Classifying weather conditions from photos using efficientnet-b0 and grad-cam visualization.
dataset: multi-class weather dataset — 1125 images across 4 classes (cloudy, rain, shine, sunrise)
| metric | value |
|---|---|
| validation accuracy | 91% |
| model | efficientnet-b0 |
| training epochs | 18 (10 head + 8 finetune) |
precision recall f1-score
Cloudy 0.88 0.82 0.85
Rain 0.97 0.97 0.97
Shine 0.85 0.85 0.85
Sunrise 0.94 0.99 0.96
accuracy 0.91
two-phase transfer learning:
- freeze all efficientnet weights, train only the new classifier head (lr=1e-3, 10 epochs)
- unfreeze the last two feature blocks and fine-tune everything together (lr=1e-5, 8 epochs)
this approach converges faster and avoids destroying pretrained features early on.
- checked all 1125 images for corruption with
PIL.Image.verify()— 0 bad files found - 80/20 train/val split
- augmentation on train only: horizontal flip, ±15° rotation, color jitter (brightness + contrast)

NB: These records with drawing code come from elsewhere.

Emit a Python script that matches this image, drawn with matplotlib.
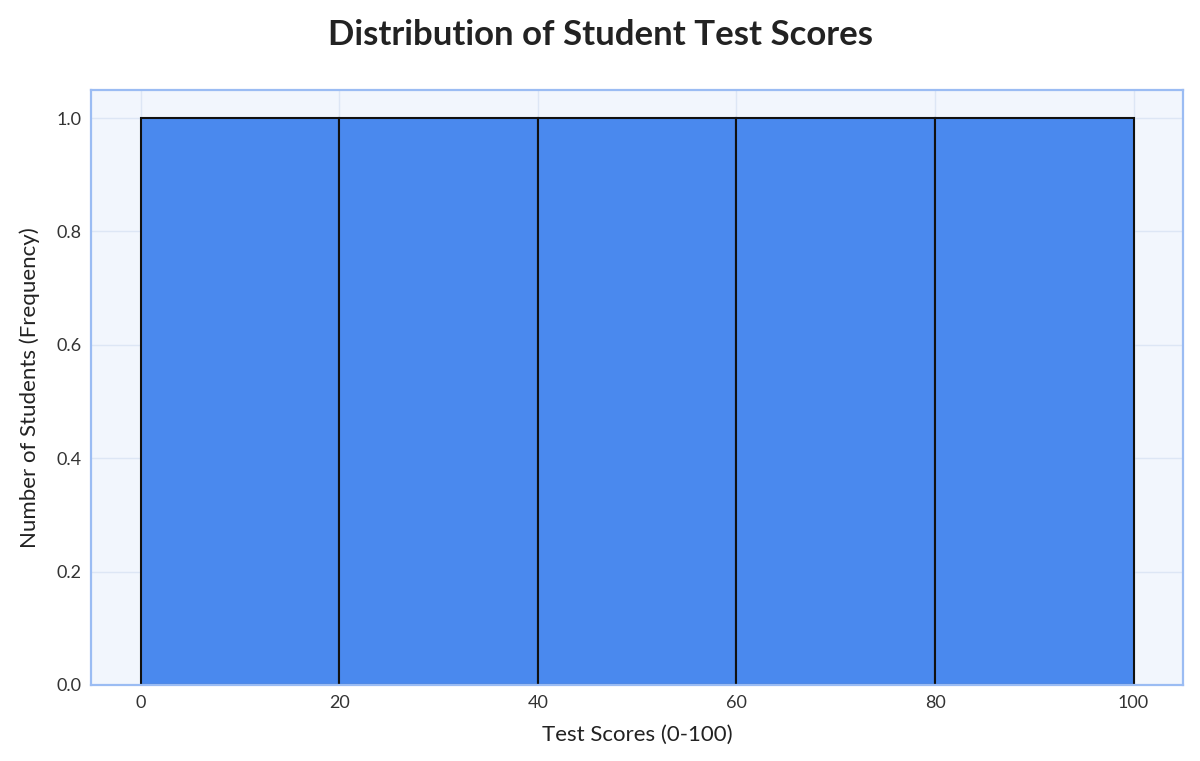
import numpy as np
import matplotlib
matplotlib.use("Agg")
import matplotlib.pyplot as plt

plt.rcParams['font.family'] = ['Lato', 'DejaVu Sans']

# histogram data: bin edges and count per bin
bin_edges = [0, 20, 40, 60, 80, 100]
counts = [1, 1, 1, 1, 1]

fig, ax = plt.subplots(figsize=(12, 7.61), dpi=100)
fig.subplots_adjust(left=0.076, right=0.986, top=0.882, bottom=0.1)

ax.set_facecolor('#f2f6fd')
ax.hist(bin_edges[:-1], bins=bin_edges, weights=counts,
        color='#4a89ee', edgecolor='#111111', linewidth=1.5, zorder=2)

ax.set_xlim(-5, 105)
ax.set_ylim(0, 1.05)
ax.set_xticks([0, 20, 40, 60, 80, 100])
ax.set_yticks(np.arange(0, 1.01, 0.2))
ax.yaxis.set_major_formatter(plt.FormatStrFormatter('%.1f'))

ax.grid(True, color='#dde6f5', linewidth=1, zorder=0)
ax.set_axisbelow(True)
for s in ax.spines.values():
    s.set_color('#9bbcf3')
    s.set_linewidth(1.6)
ax.tick_params(length=0, labelsize=13, colors='#333333', pad=7)

ax.set_xlabel('Test Scores (0-100)', fontsize=16, color='#222222', labelpad=10)
ax.set_ylabel('Number of Students (Frequency)', fontsize=16, color='#222222', labelpad=12)
fig.suptitle('Distribution of Student Test Scores', fontsize=25, fontweight='bold',
             color='#222222', y=0.975)

fig.savefig('out.png', dpi=100)
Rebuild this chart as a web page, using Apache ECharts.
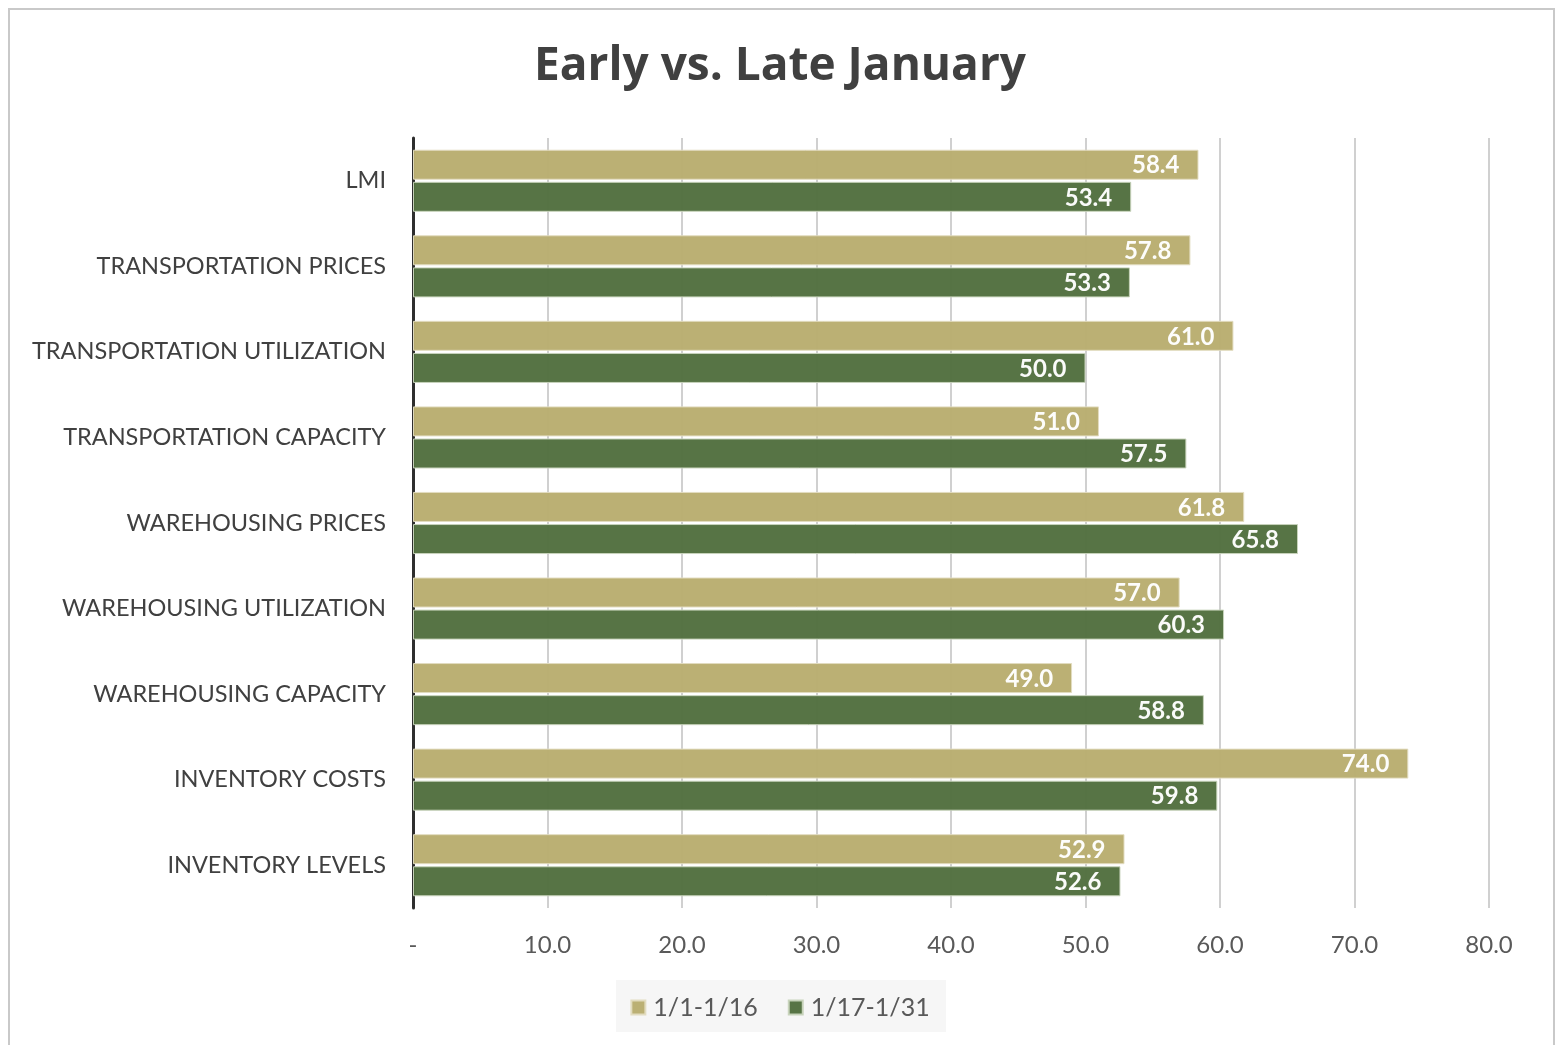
<!DOCTYPE html>
<html>
<head>
<meta charset="utf-8">
<script src="https://cdn.jsdelivr.net/npm/echarts@6/dist/echarts.min.js"></script>
<style>
  html, body { margin: 0; padding: 0; background: #ffffff; }
  #chart { width: 1560px; height: 1045px; }
</style>
</head>
<body>
<div id="chart"></div>
<script>
// Index components, listed top to bottom
const categories = [
  'LMI',
  'TRANSPORTATION PRICES',
  'TRANSPORTATION UTILIZATION',
  'TRANSPORTATION CAPACITY',
  'WAREHOUSING PRICES',
  'WAREHOUSING UTILIZATION',
  'WAREHOUSING CAPACITY',
  'INVENTORY COSTS',
  'INVENTORY LEVELS'
];

// First half of January
const earlyJan = [58.4, 57.8, 61.0, 51.0, 61.8, 57.0, 49.0, 74.0, 52.9];
// Second half of January
const lateJan = [53.4, 53.3, 50.0, 57.5, 65.8, 60.3, 58.8, 59.8, 52.6];

const seriesNames = ['1/1-1/16', '1/17-1/31'];
const xTicks = [0, 10, 20, 30, 40, 50, 60, 70, 80];

const FONT = 'Lato, "Open Sans", sans-serif';
const TITLE_FONT = '"Open Sans", "Noto Sans", sans-serif';
const TAN = '#b9ad70';
const GREEN = '#52703f';

const chart = echarts.init(document.getElementById('chart'));

const valueLabel = {
  show: true,
  position: 'insideRight',
  distance: 19,
  color: '#ffffff',
  fontFamily: FONT,
  fontWeight: 'bold',
  fontSize: 24,
  offset: [0, 1],
  formatter: p => p.value.toFixed(1)
};

chart.setOption({
  backgroundColor: '#ffffff',
  animation: false,
  graphic: [{
    type: 'rect',
    shape: { x: 9, y: 9, width: 1545, height: 1050 },
    style: { fill: 'none', stroke: '#c9c9c9', lineWidth: 2 },
    z: -10
  }, {
    type: 'rect',
    shape: { x: 616, y: 980, width: 330, height: 52 },
    style: { fill: '#f6f6f6' },
    z: -5
  }],
  title: {
    text: 'Early vs. Late January',
    left: 'center',
    top: 39,
    textStyle: {
      fontFamily: TITLE_FONT,
      fontWeight: 'bold',
      fontSize: 46,
      color: '#404040'
    }
  },
  legend: {
    data: seriesNames,
    bottom: 20,
    left: 'center',
    itemWidth: 14,
    itemHeight: 14,
    itemGap: 30,
    icon: 'rect',
    textStyle: { fontFamily: FONT, fontSize: 25, color: '#595959', padding: [0, 0, 0, 3] }
  },
  grid: {
    left: 413,
    right: 71,
    top: 138,
    bottom: 137,
    containLabel: false
  },
  xAxis: {
    type: 'value',
    min: 0,
    max: 80,
    interval: 10,
    axisLine: { show: false },
    axisTick: { show: false },
    splitLine: { show: true, lineStyle: { color: '#d0d0d0', width: 2 } },
    axisLabel: {
      margin: 25,
      fontFamily: FONT,
      fontSize: 24,
      color: '#595959',
      formatter: v => (xTicks.indexOf(v) === 0 ? '-' : v.toFixed(1))
    }
  },
  yAxis: {
    type: 'category',
    data: categories,
    inverse: true,
    axisLine: { show: true, lineStyle: { color: '#2e2e2e', width: 3 } },
    axisTick: { show: false },
    axisLabel: {
      margin: 27,
      fontFamily: FONT,
      fontSize: 23.5,
      color: '#404040'
    }
  },
  series: [{
    name: seriesNames[0],
    type: 'bar',
    data: earlyJan,
    barWidth: 30,
    barGap: '7%',
    itemStyle: { color: TAN, borderColor: '#e2dcc0', borderWidth: 1, opacity: 0.97 },
    label: valueLabel
  }, {
    name: seriesNames[1],
    type: 'bar',
    data: lateJan,
    barWidth: 30,
    itemStyle: { color: GREEN, borderColor: '#c8d4bc', borderWidth: 1, opacity: 0.97 },
    label: valueLabel
  }]
});
</script>
</body>
</html>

- normalized with imagenet mean/std since we're using a pretrained backbone
Grad-CAM lets us see which regions of the image actually drive the model's prediction. two examples worth highlighting:
sunrise — the model locks onto the bright horizon glow and warm color gradient near the sun. it's not just detecting orange pixels; it focuses specifically on the light diffusion pattern at the edge of the sky, which is what separates sunrise from shine.
cloudy — attention spreads across the texture of the cloud cover rather than any single spot. the model picks up on flat, diffuse light and the absence of shadows — exactly what distinguishes overcast skies from the other classes.
this tells us the model learned genuinely meaningful visual features rather than shortcut patterns or background noise.